Souviens-toi de la mer qui t'a bercé
Vieux mort bercé au glissement de ce parcours
Accompagné de lumière verte
Qui trouble d'un remous l'ordonnance de ses réseaux
À travers les couches de l'onde innombrable
Et maintenant dans les fonds calmes caressé d'algues
Souviens-toi des vagues et leurs bercements
Vieux mort enfoui dans les silences sous-marins



Et j'achève avec UN POÈME A CHANTONNÉ TOUT LE JOUR

Un poème a chantonné tout le jour
Et n'est pas venu
On a senti sa présence tout le jour
Soulevante
Comme une eau qui se gonfle
Et cherche une issue
Mais cela s'est perdu dans la terre
Il n'y a plus rien

On a marché tout le jour comme des fous
Dans un pressentiment d'équilibre
Dans une prévoyance de lumière possible
Comme des fous tout à coup attentifs
À un démêlement qui se fait dans le cerveau
À une sorte de lumière qui veut se taire
Comme s'ils allaient retrouver
ce qui leur manque
La clef du jour et la clef de la nuit
Mais ils s'affolent de la lenteur
du jour à naître

Et voilà que la lueur s'en re-va
S'en retourne dans le soleil hors de vue
Et une porte d'ombre se referme
Sur la solitude plus abrupte et plus incompréhensible.

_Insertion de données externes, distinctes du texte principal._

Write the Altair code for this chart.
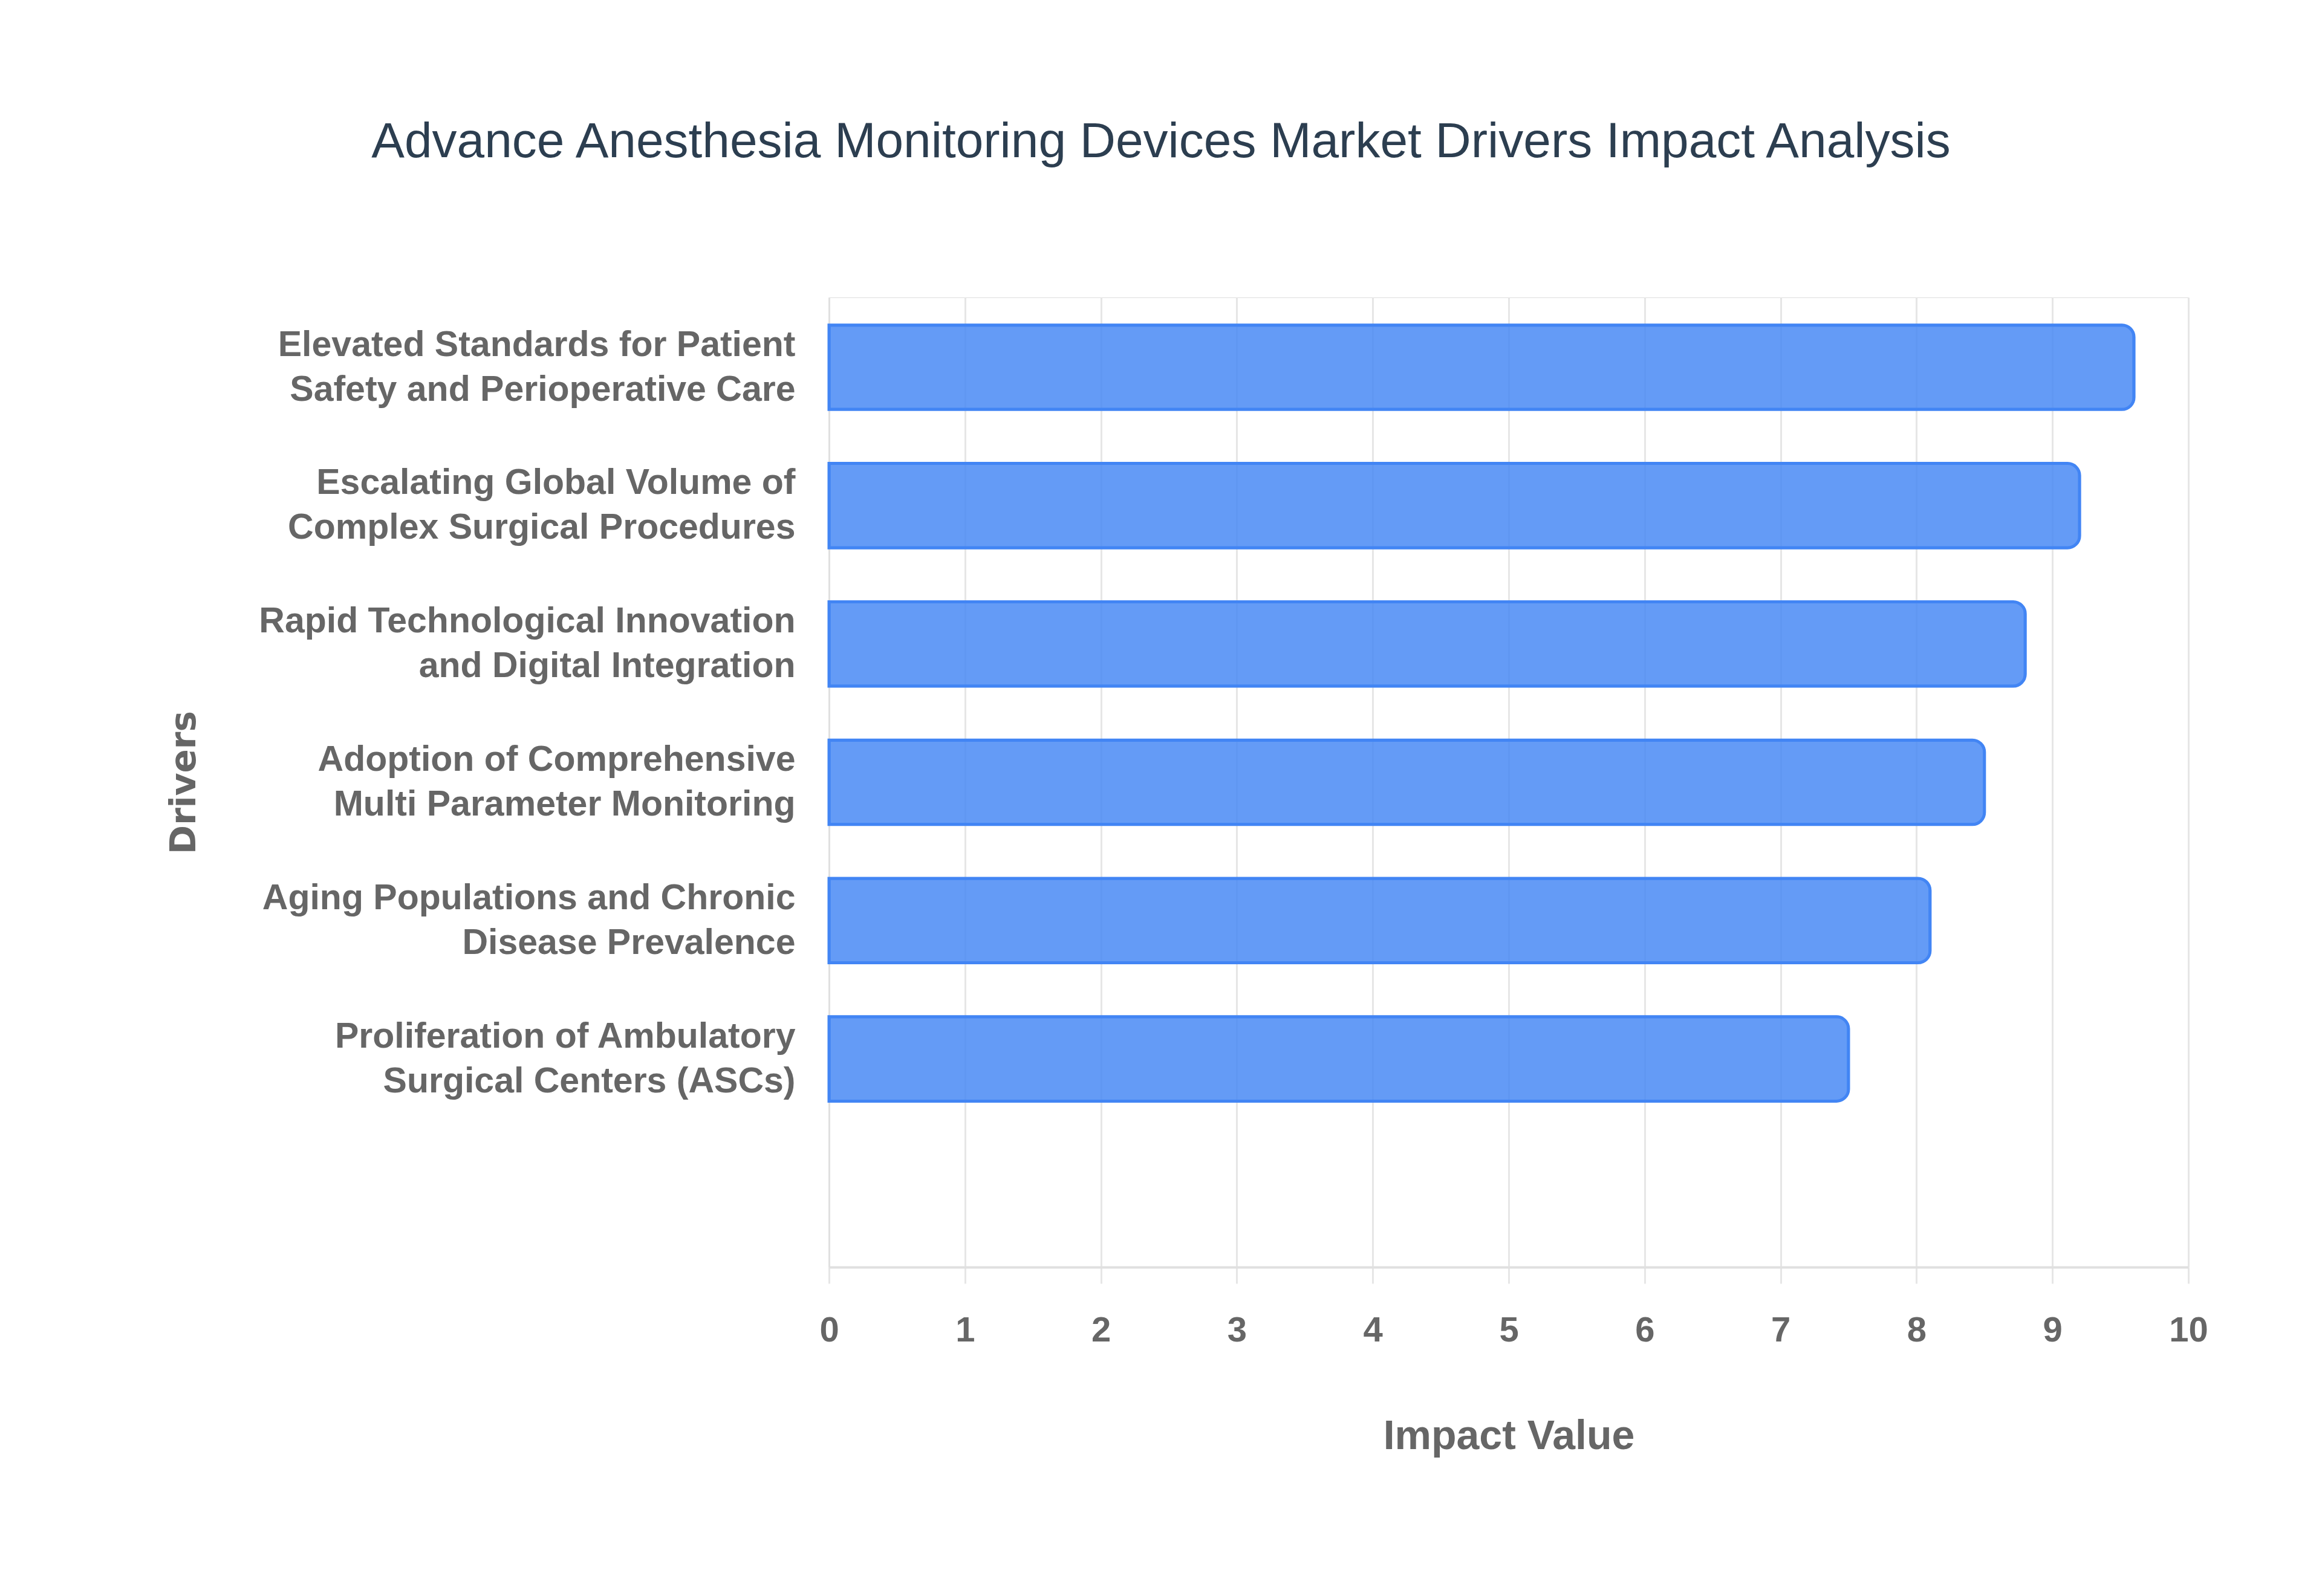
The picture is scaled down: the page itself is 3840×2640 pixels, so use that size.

Le silence strident comme une note de musique
qui annihile le monde entier
La clef de lumière qui manque
au coffre de tous les trésors.

Le poète nous demande de ne pas venir le voir. Respectons son voeu. Mais ne cessons pas de revenir à son oeuvre qui aujourd'hui encore fait partie de ce qui aura été fait de mieux dans l'univers de la poésie québécoise.